[begin SOURCE EXCERPT]
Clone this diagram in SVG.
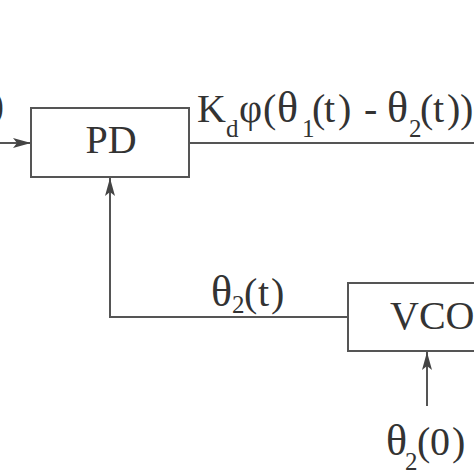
<svg xmlns="http://www.w3.org/2000/svg" width="474" height="474" viewBox="0 0 474 474">
<style>
.box{fill:#fff;stroke:#555;stroke-width:2}
.ln{fill:none;stroke:#555;stroke-width:2}
.t{font-family:"Liberation Serif","Times New Roman",serif;fill:#333;font-size:40px}
.s{font-size:25px}
.g{font-size:44px}
</style>
<defs>
<marker id="ah" viewBox="0 0 18 10" refX="18" refY="5" markerWidth="18" markerHeight="10" markerUnits="userSpaceOnUse" orient="auto">
<path d="M0,0 L18,5 L0,10 L4,5 Z" fill="#444"/>
</marker>
</defs>
<rect width="474" height="474" fill="#fff"/>
<g id="connectors">
<line class="ln" x1="0" y1="143" x2="31" y2="143" marker-end="url(#ah)"/>
<line class="ln" x1="189" y1="143" x2="474" y2="143"/>
<polyline class="ln" points="348,317 110,317 110,178" marker-end="url(#ah)"/>
<line class="ln" x1="427" y1="406" x2="427" y2="352" marker-end="url(#ah)"/>
</g>
<g id="pd">
<rect class="box" x="31" y="108" width="158" height="69"/>
<text class="t" x="111" y="153" text-anchor="middle" font-size="36">PD</text>
</g>
<g id="vco">
<rect class="box" x="348" y="283" width="140" height="68"/>
<text class="t" x="390" y="329" font-size="38">VCO</text>
</g>
<g id="labels">
<text class="t" x="4" y="118" text-anchor="end">)</text>
<text class="t" y="122"><tspan x="197">K</tspan><tspan class="s" x="226" y="137">d</tspan><tspan x="239" y="122">φ</tspan><tspan x="263">(</tspan><tspan class="g" x="277">θ</tspan><tspan class="s" x="302" y="137">1</tspan><tspan x="312" y="122">(</tspan><tspan x="324">t</tspan><tspan x="338">)</tspan><tspan x="364">-</tspan><tspan class="g" x="387">θ</tspan><tspan class="s" x="409" y="137">2</tspan><tspan x="420" y="122">(</tspan><tspan x="433">t</tspan><tspan x="447">)</tspan><tspan x="460">)</tspan></text>
<text class="t" y="306"><tspan class="g" x="211">θ</tspan><tspan class="s" x="232" y="313">2</tspan><tspan x="244" y="306">(</tspan><tspan x="258">t</tspan><tspan x="271">)</tspan></text>
<text class="t" y="455"><tspan class="g" x="386">θ</tspan><tspan class="s" x="405" y="470">2</tspan><tspan x="417" y="455">(</tspan><tspan x="430">0</tspan><tspan x="452">)</tspan></text>
</g>
</svg>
[end SOURCE EXCERPT]
GOAL OF THE EXERCISE:
Quote everything in the listing above exactly; pictures are the only thing to omit.

THE ANSWER:
Clone this diagram in SVG.
<svg xmlns="http://www.w3.org/2000/svg" width="474" height="474" viewBox="0 0 474 474">
<style>
.box{fill:#fff;stroke:#555;stroke-width:2}
.ln{fill:none;stroke:#555;stroke-width:2}
.t{font-family:"Liberation Serif","Times New Roman",serif;fill:#333;font-size:40px}
.s{font-size:25px}
.g{font-size:44px}
</style>
<defs>
<marker id="ah" viewBox="0 0 18 10" refX="18" refY="5" markerWidth="18" markerHeight="10" markerUnits="userSpaceOnUse" orient="auto">
<path d="M0,0 L18,5 L0,10 L4,5 Z" fill="#444"/>
</marker>
</defs>
<rect width="474" height="474" fill="#fff"/>
<g id="connectors">
<line class="ln" x1="0" y1="143" x2="31" y2="143" marker-end="url(#ah)"/>
<line class="ln" x1="189" y1="143" x2="474" y2="143"/>
<polyline class="ln" points="348,317 110,317 110,178" marker-end="url(#ah)"/>
<line class="ln" x1="427" y1="406" x2="427" y2="352" marker-end="url(#ah)"/>
</g>
<g id="pd">
<rect class="box" x="31" y="108" width="158" height="69"/>
<text class="t" x="111" y="153" text-anchor="middle" font-size="36">PD</text>
</g>
<g id="vco">
<rect class="box" x="348" y="283" width="140" height="68"/>
<text class="t" x="390" y="329" font-size="38">VCO</text>
</g>
<g id="labels">
<text class="t" x="4" y="118" text-anchor="end">)</text>
<text class="t" y="122"><tspan x="197">K</tspan><tspan class="s" x="226" y="137">d</tspan><tspan x="239" y="122">φ</tspan><tspan x="263">(</tspan><tspan class="g" x="277">θ</tspan><tspan class="s" x="302" y="137">1</tspan><tspan x="312" y="122">(</tspan><tspan x="324">t</tspan><tspan x="338">)</tspan><tspan x="364">-</tspan><tspan class="g" x="387">θ</tspan><tspan class="s" x="409" y="137">2</tspan><tspan x="420" y="122">(</tspan><tspan x="433">t</tspan><tspan x="447">)</tspan><tspan x="460">)</tspan></text>
<text class="t" y="306"><tspan class="g" x="211">θ</tspan><tspan class="s" x="232" y="313">2</tspan><tspan x="244" y="306">(</tspan><tspan x="258">t</tspan><tspan x="271">)</tspan></text>
<text class="t" y="455"><tspan class="g" x="386">θ</tspan><tspan class="s" x="405" y="470">2</tspan><tspan x="417" y="455">(</tspan><tspan x="430">0</tspan><tspan x="452">)</tspan></text>
</g>
</svg>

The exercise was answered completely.